Les deux premiers auteurs doivent leurs méthodes et leur savoir à l’abondance des recherches de l’Université de Lausanne et de l’EPFL dans son École d’architecture. Ces travaux se sont focalisés depuis un demi-siècle sur les arts et les développements culturels, jusqu’aux plus contemporains et situés dans notre propre pays. A Dorigny, des instituts actifs et nombre de mémoires de licence ont éclairé les arts, les lettres romandes, l’histoire du tourisme ou la construction urbaine, domaine où Montreux illustra l’invasion d’un territoire idyllique par la monumentalité des palaces. On ressent la solidité de cette assise scientifique dans la présentation d’un microcosme par un ensemble de milieux culturels.

L’apport informatif de ce demi-millier de pages, sur l’histoire artistique d’un rivage de 15 kilomètres, offre aux grognons l’occasion de déplorer soit de trop longues énumérations, soit des perspectives tronquées ou l’omission de tel nom, tel événement, tel lieu. Mais louons cette publication d’avoir conféré vie, ordonnance et solidité factuelle à un phénomène stupéfiant. Quelle avancée ce livre accomplit en dépassant, sur Vevey-Montreux, le stade d’idées reçues, disparates et amollies! Salut aux artistes qui agonisaient en noms de rues ou sur plaques commémoratives! Silence à ceux qui ne faisaient de tout cela que rhétorique, nostalgie, bonnes histoires et cancans, ou à ceux qui exploitent une fierté régionale pour leur petit commerce! Expansion d’un savoir qui n’était qu’une mémoire à trous ou dada d’érudits! Justice rendue à ceux qui ont mis leur énergie dans les musées et sauvé des archives! Prise de conscience d’un passé. Il pose des exigences à des municipalités en déroute. Il offre un diapason aux joyeux innovateurs.

Deux piliers splendides, dans ce gros ouvrage bleu fauve, assurent le plaisir des lecteurs qui naît dès l’ouverture du volume. L’iconographie offre renouvellement, surprises et beaucoup d’enchantements après tout ce qu’on avait déjà vu sur ces gens et ces lieux célèbres, ou les Fêtes des Vignerons d’hier. Du côté de nos grands peintres paysagers, une véritable réhabilitation est réservée par exemple à Alfred Chavannes. Je n’avais jamais admiré, venue d’un musée bernois, sa vue plongeante sur Chillon et les Dents du Midi. J’ai découvert les papillons que, partant de Montreux, allait chasser Vladimir Nabokov.

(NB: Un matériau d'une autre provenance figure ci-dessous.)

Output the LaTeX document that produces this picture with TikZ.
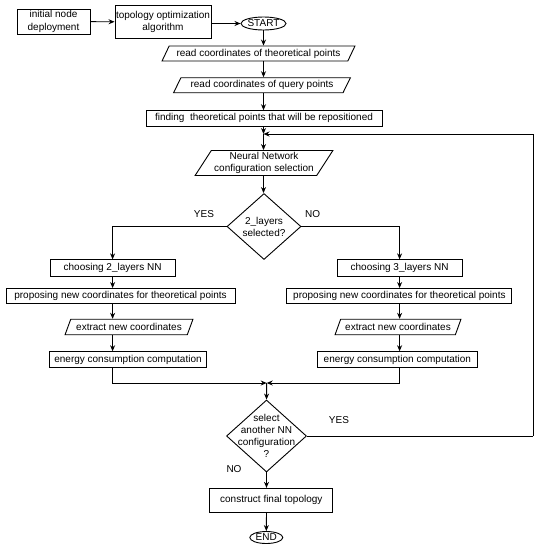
\documentclass[tikz,border=0pt]{standalone}
\usepackage{fontspec}
\setmainfont{Liberation Sans}
\usetikzlibrary{shapes.geometric,arrows.meta}
\begin{document}
\begin{tikzpicture}[x=1pt,y=-1pt,
  every node/.style={font=\fontsize{10}{12.5}\selectfont, inner sep=0pt, align=center},
  box/.style={draw, rectangle, line width=0.9pt},
  io/.style={draw, trapezium, trapezium left angle=55, trapezium right angle=125, trapezium stretches=true, line width=0.9pt},
  term/.style={draw, ellipse, line width=0.9pt},
  dec/.style={draw, diamond, line width=0.9pt},
  conn/.style={line width=0.9pt, -{Stealth[length=6pt,width=5pt]}},
  plain/.style={line width=0.9pt},
  lab/.style={font=\fontsize{10}{12}\selectfont}
]
\useasboundingbox (0,0) rectangle (539,550);
\node[box, minimum width=73, minimum height=25] (init) at (53.5,21.5) {initial node\\deployment};
\node[box, minimum width=96, minimum height=33] (topo) at (163,22) {topology optimization\\algorithm};
\node[term, minimum width=45, minimum height=13] (start) at (263.5,23.5) {START};
\node[io, minimum width=193, minimum height=15] (p1) at (258.5,53.5) {read coordinates of theoretical points};
\node[io, minimum width=177, minimum height=15] (p2) at (262,85.2) {read coordinates of query points};
\node[box, minimum width=236, minimum height=15.5] (find) at (264,118.4) {finding\ \ theoretical points that will be repositioned};
\coordinate (m1) at (263.5,134);
\node[io, minimum width=138, minimum height=25] (nn) at (264,163) {Neural Network\\configuration selection};
\node[dec, minimum width=74, minimum height=66, label={[lab,align=center]center:2\_layers\\selected?}] (d1) at (264,226.5) {};
\node[lab] (yes1) at (204,214) {YES};
\node[lab] (no1) at (312.7,214) {NO};
\node[box, minimum width=125, minimum height=17] (c2) at (112.6,268.3) {choosing 2\_layers NN};
\node[box, minimum width=125, minimum height=17] (c3) at (399.6,268.3) {choosing 3\_layers NN};
\node[box, minimum width=229, minimum height=15] (pl) at (120.5,296) {proposing new coordinates for theoretical points};
\node[box, minimum width=225, minimum height=15] (pr) at (399.4,296) {proposing new coordinates for theoretical points};
\node[io, minimum width=128, minimum height=15.5] (el) at (129,327) {extract new coordinates};
\node[io, minimum width=126, minimum height=15.5] (er) at (398,327) {extract new coordinates};
\node[box, minimum width=157, minimum height=15.6] (gl) at (128,359.5) {energy consumption computation};
\node[box, minimum width=160, minimum height=15.6] (gr) at (397.4,359.5) {energy consumption computation};
\coordinate (m2) at (266.7,383);
\node[dec, minimum width=80, minimum height=72, label={[lab,align=center]center:select\\another NN\\configuration\\?}] (d2) at (266.5,436) {};
\node[lab] (yes2) at (339,420) {YES};
\node[lab] (no2) at (234,469) {NO};
\node[box, minimum width=123, minimum height=24] (fin) at (271.3,500.3) {construct final topology};
\node[term, minimum width=33, minimum height=12] (end) at (266.3,537.5) {END};
\coordinate (rt) at (533,436);

\draw[conn] (init) -- (topo);
\draw[conn] (topo.east |- start.west) -- (start.west);
\draw[conn] (start) -- (start |- p1.north);
\draw[conn] (start |- p1.south) -- (start |- p2.north);
\draw[conn] (start |- p2.south) -- (start |- find.north);
\draw[conn] (m1 |- find.south) -- (m1);
\draw[conn] (m1) -- (m1 |- nn.north);
\draw[conn] (m1 |- nn.south) -- (m1 |- d1.north);
\draw[conn] (d1.west) -| (c2.north);
\draw[conn] (d1.east) -| (c3.north);
\draw[conn] (c2) -- (c2 |- pl.north);
\draw[conn] (c2 |- pl.south) -- (c2 |- el.north);
\draw[conn] (c2 |- el.south) -- (c2 |- gl.north);
\draw[conn] (c2 |- gl.south) |- (m2);
\draw[conn] (c3) -- (c3 |- pr.north);
\draw[conn] (c3 |- pr.south) -- (c3 |- er.north);
\draw[conn] (c3 |- er.south) -- (c3 |- gr.north);
\draw[conn] (c3 |- gr.south) |- (m2);
\draw[conn] (m2) -- (d2.north);
\draw[plain] (d2.east) -- (rt);
\draw[conn] (rt) |- (m1);
\draw[conn] (d2.south) -- (d2.south |- fin.north);
\draw[conn] (d2.south |- fin.south) -- (end.north);
\end{tikzpicture}
\end{document}
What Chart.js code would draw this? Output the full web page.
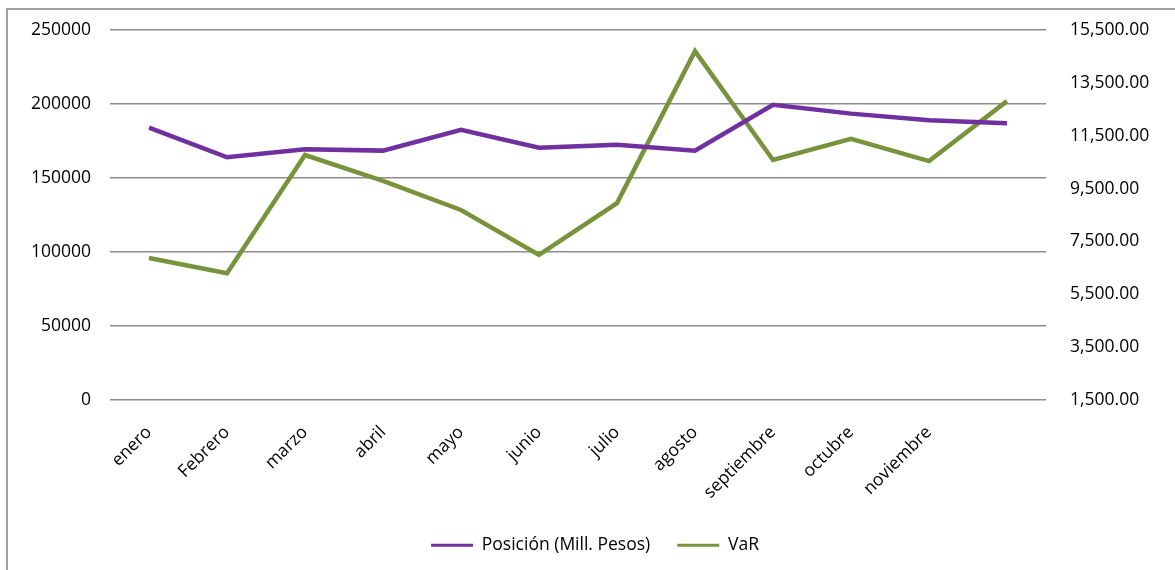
<!DOCTYPE html>
<html>
<head>
<meta charset="utf-8">
<script src="https://cdn.jsdelivr.net/npm/chart.js@4"></script>
<style>
  html, body { margin: 0; padding: 0; background: #fff; overflow: hidden; }
  #frame { position: absolute; left: 6px; top: 8px; width: 1300px; height: 700px;
           border-left: 2px solid #a0a0a0; border-top: 2px solid #a0a0a0; }
  #wrap { position: absolute; left: 0; top: 0; width: 1175px; height: 570px; }
</style>
</head>
<body>
<div id="frame"></div>
<div id="wrap"><canvas id="c" width="1175" height="570"></canvas></div>
<script>
// meses (el último sin etiqueta, como en el original)
const meses = ['enero', 'Febrero', 'marzo', 'abril', 'mayo', 'junio', 'julio',
               'agosto', 'septiembre', 'octubre', 'noviembre', ''];
// Posición (Mill. Pesos) - eje izquierdo
const posicion = [184000, 164000, 169500, 168500, 182500, 170500, 172500,
                  168500, 199500, 193500, 189000, 187000];
// VaR - eje derecho
const valorRiesgo = [6870, 6300, 10770, 9790, 8690, 6990, 8950,
                     14700, 10580, 11380, 10540, 12810];

const fuente = { family: 'Open Sans', size: 17.5 };
const gris = '#8c8c8c';

const ctx = document.getElementById('c').getContext('2d');

// ancho fijo del eje y sin relleno vertical extra
function fijarEje(ancho) {
    return function(scale) {
        scale.width = ancho;
        scale.paddingTop = 0;
        scale.paddingBottom = 0;
    };
}

new Chart(ctx, {
    type: 'line',
    data: {
        labels: meses,
        datasets: [{
            label: 'Posición (Mill. Pesos)',
            data: posicion,
            borderColor: '#7030A0',
            backgroundColor: '#7030A0',
            borderWidth: 4.5,
            pointRadius: 0,
            tension: 0,
            yAxisID: 'y'
        }, {
            label: 'VaR',
            data: valorRiesgo,
            borderColor: '#77933C',
            backgroundColor: '#77933C',
            borderWidth: 4.5,
            pointRadius: 0,
            tension: 0,
            yAxisID: 'y1'
        }]
    },
    options: {
        responsive: false,
        animation: false,
        layout: { padding: { top: 30, left: 15, right: 0, bottom: 6 } },
        plugins: {
            tooltip: { enabled: false },
            legend: {
                position: 'bottom',
                labels: {
                    color: '#000',
                    font: fuente,
                    boxWidth: 42,
                    boxHeight: 3,
                    padding: 27,
                    // caja de leyenda como una línea fina
                    generateLabels: function(chart) {
                        return Chart.defaults.plugins.legend.labels.generateLabels(chart)
                            .map(l => ({ ...l, lineWidth: 0, fillStyle: l.strokeStyle }));
                    }
                }
            }
        },
        scales: {
            x: {
                offset: true,
                grid: { display: false, drawTicks: false },
                border: { display: false },
                ticks: {
                    color: '#000',
                    font: fuente,
                    minRotation: 45,
                    maxRotation: 45,
                    autoSkip: false,
                    padding: 22
                },
                afterFit: function(scale) { scale.height = 109.5; }
            },
            y: {
                position: 'left',
                min: 0,
                max: 250000,
                grid: { color: gris, lineWidth: 1.5, drawTicks: false },
                border: { display: false },
                ticks: {
                    stepSize: 50000,
                    color: '#000',
                    font: fuente,
                    padding: 19,
                    callback: v => String(v)
                },
                afterFit: fijarEje(95)
            },
            y1: {
                position: 'right',
                min: 1500,
                max: 15500,
                grid: { display: false, drawTicks: false },
                border: { display: false },
                ticks: {
                    stepSize: 2000,
                    color: '#000',
                    font: fuente,
                    padding: 24,
                    callback: v => v.toLocaleString('en-US', { minimumFractionDigits: 2, maximumFractionDigits: 2 })
                },
                afterFit: fijarEje(129)
            }
        }
    }
});
</script>
</body>
</html>
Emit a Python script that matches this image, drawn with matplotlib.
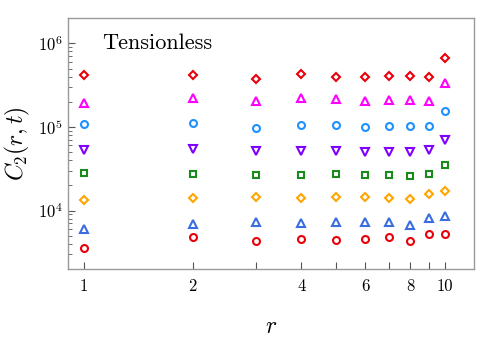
import matplotlib
matplotlib.use("Agg")
import matplotlib.pyplot as plt
from matplotlib.ticker import FixedLocator, FixedFormatter, LogLocator, NullFormatter

plt.rcParams["mathtext.fontset"] = "cm"
plt.rcParams["font.family"] = ["cmr10", "DejaVu Serif"]
plt.rcParams["axes.formatter.use_mathtext"] = True

# --- Data ---
r = [1, 2, 3, 4, 5, 6, 7, 8, 9, 10]
s1 = [4.16e5, 4.23e5, 3.79e5, 4.32e5, 3.98e5, 3.91e5, 4.02e5, 4.06e5, 3.98e5, 6.63e5]
s2 = [1.96e5, 2.21e5, 2.02e5, 2.21e5, 2.15e5, 2.04e5, 2.11e5, 2.11e5, 2.04e5, 3.40e5]
s3 = [1.09e5, 1.10e5, 9.8e4, 1.06e5, 1.06e5, 1.00e5, 1.03e5, 1.03e5, 1.02e5, 1.55e5]
s4 = [5.37e4, 5.41e4, 5.13e4, 5.22e4, 5.22e4, 4.99e4, 5.08e4, 4.99e4, 5.26e4, 7.06e4]
s5 = [2.83e4, 2.73e4, 2.68e4, 2.63e4, 2.70e4, 2.65e4, 2.65e4, 2.61e4, 2.75e4, 3.46e4]
s6 = [1.34e4, 1.41e4, 1.44e4, 1.40e4, 1.44e4, 1.45e4, 1.41e4, 1.37e4, 1.56e4, 1.70e4]
s7 = [5.99e3, 6.87e3, 7.31e3, 7.06e3, 7.31e3, 7.31e3, 7.19e3, 6.74e3, 8.03e3, 8.49e3]
s8 = [3.59e3, 4.77e3, 4.31e3, 4.52e3, 4.47e3, 4.55e3, 4.77e3, 4.28e3, 5.18e3, 5.27e3]
series = [s1, s2, s3, s4, s5, s6, s7, s8]
markers = ["D", "^", "o", "v", "s", "D", "^", "o"]
colors = ["#e8000b", "#ff00ff", "#1e90ff", "#8000ff", "#1a8a1a", "#ffa500", "#3a6ee0", "#e8000b"]
sizes = [4.5, 5.5, 5, 5.5, 5, 4.5, 5.5, 5]
xticks = [1, 2, 3, 4, 5, 6, 7, 8, 9, 10]
xticklabels = ["1", "2", "", "4", "", "6", "", "8", "", "10"]
# -------------

fig = plt.figure(figsize=(4.93, 3.37), dpi=100)
ax = fig.add_axes([0.137, 0.202, 0.824, 0.744])

for y, m, c, ms in zip(series, markers, colors, sizes):
    ax.plot(r, y, linestyle="none", marker=m, ms=ms, mfc="none",
            mec=c, mew=1.5)

ax.set_xscale("log")
ax.set_yscale("log")
ax.set_xlim(0.9, 12)
ax.set_ylim(2e3, 2e6)

ax.xaxis.set_major_locator(FixedLocator(xticks))
ax.xaxis.set_major_formatter(FixedFormatter(xticklabels))
ax.xaxis.set_minor_locator(FixedLocator([]))
ax.yaxis.set_major_locator(LogLocator(base=10, numticks=10))
ax.yaxis.set_minor_locator(LogLocator(base=10, subs=range(2, 10), numticks=20))
ax.yaxis.set_minor_formatter(NullFormatter())

ax.tick_params(which="both", direction="in", color="#555555", labelsize=12,
               top=False, right=False)
ax.tick_params(which="major", length=5, width=0.8)
ax.tick_params(which="minor", length=3, width=0.6)
ax.tick_params(axis="x", pad=7)
for sp in ax.spines.values():
    sp.set_color("#999999")
    sp.set_linewidth(1.0)

ax.set_xlabel("$r$", fontsize=17, labelpad=16)
ax.set_ylabel("$C_2(r,t)$", fontsize=17, labelpad=4)
ax.text(0.085, 0.9, "Tensionless", transform=ax.transAxes, fontsize=16,
        va="center", ha="left")

fig.savefig("out.png", dpi=100)
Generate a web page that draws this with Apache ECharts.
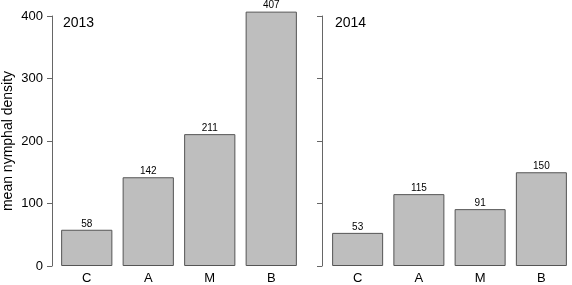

L’autre apport majeur de ce livre, ce sont des écrits de la plume d’écrivains très inspirés par Vevey et Montreux, réunis comme une anthologie élégamment fondue tout au long du texte principal. Ils offrent les plus vifs plaisirs de lecture, à commencer par Rousseau lui-même, à la source de tout le mouvement que traite cette publication. Son génie, qui fut absolument neuf par sa netteté de langue et sa fraîcheur de sentiment, émut le monde et nous touche encore, en ce portrait d’une femme née à Vevey, Madame de Warens, extrait des Confessions:

«Elle avait un air caressant et tendre, un regard très doux, un sourire angélique, une bouche à la mesure de la mienne, des cheveux cendrés d’une beauté peu commune, et auxquels elle donnait un tour négligé qui la rendait très piquante.»

Référence:

Entre arts et lettres, Trois siècles de rayonnement culturel autour de Vevey et de Montreux, par David Auberson, Ariane Devanthéry, Yves Gerhard, Yves Guignard, Éditions Infolio.